The nonprofit has also canceled its fundraising gala, which was scheduled for next month. In a recent email to its staff, the group’s leaders said they will be “redefining” the group’s “vision for the future.”

Slingerland took over the nonprofit organization in 1996, moving it from Washington to L.A. and turning it into a community organization with a special focus on the San Fernando Valley community of Pacoima. The group also opened charter schools, which are now operated by a separate nonprofit, Grunfeld said.
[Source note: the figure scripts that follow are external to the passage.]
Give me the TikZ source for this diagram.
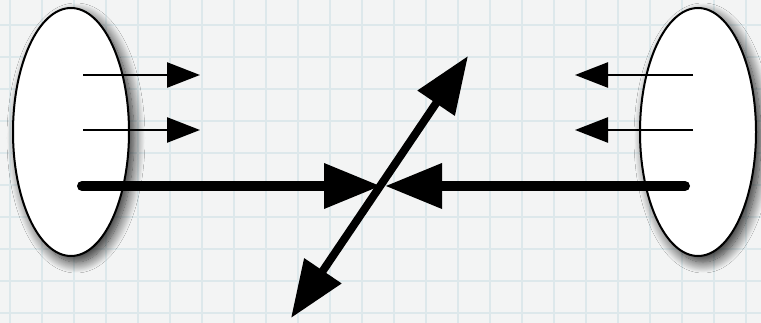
\documentclass[tikz,border=0pt]{standalone}
\usetikzlibrary{shapes.geometric,arrows.meta,shadows.blur}
\definecolor{paper}{HTML}{F3F4F4}
\definecolor{gridc}{HTML}{DDE8EB}
\tikzset{
  blob/.style={ellipse, draw=black, line width=2pt, fill=white, inner sep=0pt,
    minimum width=116pt, minimum height=248pt,
    blur shadow={shadow xshift=5pt, shadow yshift=-6pt, shadow blur radius=11pt, shadow blur steps=16, shadow opacity=85}},
  thin arrow/.style={line width=2.5pt, -{Triangle[length=33pt,width=25pt]}},
  thick arrow/.style={line width=10pt, line cap=round, -{Triangle[length=57pt,width=43pt]}},
  diag arrow/.style={line width=8pt, {Triangle[length=57pt,width=43pt]}-{Triangle[length=57pt,width=43pt]}},
}
\begin{document}
\begin{tikzpicture}[x=1pt,y=-1pt]
\useasboundingbox (0,0) rectangle (761,323);
\fill[paper] (0,0) rectangle (761,323);
\foreach \gx in {10,42,...,761} \draw[gridc, line width=1.8pt] (\gx,0) -- (\gx,323);
\foreach \gy in {25,57,...,323} \draw[gridc, line width=1.8pt] (0,\gy) -- (761,\gy);
\node[blob] (L) at (71,132) {};
\node[blob] (R) at (698,132) {};
% left thin arrows
\coordinate (l1s) at (83,75);  \coordinate (l1e) at (200,75);
\coordinate (l2s) at (83,130); \coordinate (l2e) at (200,130);
\draw[thin arrow] (l1s) -- (l1e);
\draw[thin arrow] (l2s) -- (l2e);
% right thin arrows
\coordinate (r1s) at (693,75);  \coordinate (r1e) at (575,75);
\coordinate (r2s) at (693,130); \coordinate (r2e) at (575,130);
\draw[thin arrow] (r1s) -- (r1e);
\draw[thin arrow] (r2s) -- (r2e);
% thick horizontal arrows
\coordinate (ts) at (82,186); \coordinate (tl) at (381,186);
\coordinate (us) at (685,186); \coordinate (tr) at (385,186);
\draw[thick arrow] (ts) -- (tl);
\draw[thick arrow] (us) -- (tr);
% diagonal double arrow
\coordinate (d1) at (291,318); \coordinate (d2) at (468,56);
\draw[diag arrow] (d1) -- (d2);
\end{tikzpicture}
\end{document}
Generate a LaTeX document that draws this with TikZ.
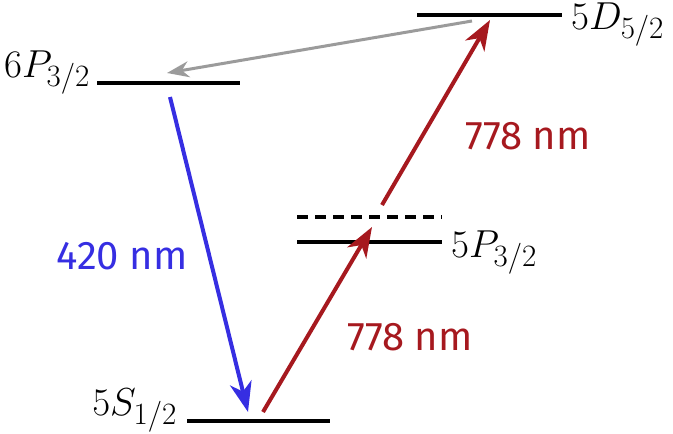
\RequirePackage{fix-cm}
\documentclass[tikz,border=0pt]{standalone}
\usepackage{fontspec}
\newfontfamily\labelfont{Fira Sans}
\usetikzlibrary{arrows.meta}
\DeclareMathSizes{39}{39}{31}{24}
\definecolor{lblue}{RGB}{54,46,226}
\definecolor{lred}{RGB}{166,25,31}
\definecolor{lgray}{RGB}{155,155,155}
\tikzset{
  level/.style={line width=4pt, black},
  dlevel/.style={line width=4pt, black, dash pattern=on 11pt off 7pt},
  lvlabel/.style={inner sep=0pt, font=\fontsize{39}{45}\selectfont},
  wlabel/.style={inner sep=0pt, font=\labelfont\fontsize{40}{46}\selectfont},
  redarrow/.style={line width=4pt, lred, -{Stealth[length=30pt, width=22pt, inset=9pt]}},
  bluearrow/.style={line width=4pt, lblue, -{Stealth[length=30pt, width=22pt, inset=9pt]}},
  grayarrow/.style={line width=3pt, lgray, -{Stealth[length=22pt, width=16pt, inset=7pt]}},
}
\begin{document}
\begin{tikzpicture}[x=1pt, y=-1pt]
\useasboundingbox (0,0) rectangle (673,434);
% levels
\coordinate (d1) at (417,15);  \coordinate (d2) at (562,15);
\coordinate (p61) at (97,83);  \coordinate (p62) at (240,83);
\coordinate (pv1) at (297,217); \coordinate (pv2) at (442,217);
\coordinate (p51) at (297,242); \coordinate (p52) at (442,242);
\coordinate (s1) at (187,421); \coordinate (s2) at (330,421);
\draw[level] (d1) -- (d2);
\draw[level] (p61) -- (p62);
\draw[dlevel] (pv1) -- (pv2);
\draw[level] (p51) -- (p52);
\draw[level] (s1) -- (s2);
% labels
\node[lvlabel, anchor=base west] (ld) at (571,29) {$5D_{5/2}$};
\node[lvlabel, anchor=base east] (lp6) at (90,77) {$6P_{3/2}$};
\node[lvlabel, anchor=base west] (lp5) at (451,257) {$5P_{3/2}$};
\node[lvlabel, anchor=base east] (ls) at (177,415) {$5S_{1/2}$};
% arrow endpoints
\coordinate (ga) at (472,21); \coordinate (gb) at (167,73);
\coordinate (ba) at (170,97); \coordinate (bb) at (248,412);
\coordinate (ra) at (263,412); \coordinate (rb) at (372,227);
\coordinate (rc) at (382,205); \coordinate (rd) at (490,20);
\draw[grayarrow] (ga) -- (gb);
\draw[bluearrow] (ba) -- (bb);
\draw[redarrow] (ra) -- (rb);
\draw[redarrow] (rc) -- (rd);
% wavelength labels
\node[wlabel, text=lblue] (w1) at (122,256) {420 nm};
\node[wlabel, text=lred] (w2) at (410,337) {778 nm};
\node[wlabel, text=lred] (w3) at (528,136) {778 nm};
\end{tikzpicture}
\end{document}
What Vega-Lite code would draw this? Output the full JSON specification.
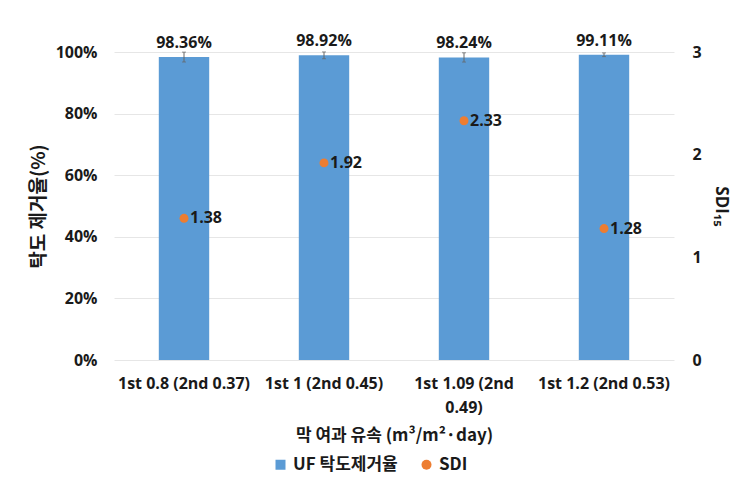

Under Slingerland’s leadership, the group has grown rapidly, said Antonia Hernandez, president and CEO of the California Community Foundation, which provided the $2-million bridge loan. These days, the nonprofit has an annual budget of roughly $47 million and offers services at more than 100 locations across the county.

“It went from a good, small organization to a large organization serving thousands of people,” Hernandez said.

One person familiar with the nonprofit’s financial woes argued that it grew too quickly, and became too reliant on government funding. Without other revenue sources, the group did not have sufficient funds to cover basic overhead costs, the person said.

Slingerland, in response, said he understood that perspective but “felt obligated to pursue all available funding that could benefit the families” served by his organization.


Youth Policy Institute has faced other setbacks.

In March, the group missed a critical deadline for submitting its yearly audit to City Hall, which is required by the federal government. Because those audits have not been received, two city agencies — one dealing with housing, another with economic development — have withheld a combined $1.5 million, city officials said.

For now, Grunfeld said he does not think it is inevitable that the group will reduce services. But he noted that the group’s future will be clearer once the outside audit is completed.

“We will take whatever steps we need to make this organization do its mission as it was intended,” he said.

Times staff writer Dakota Smith contributed to this report.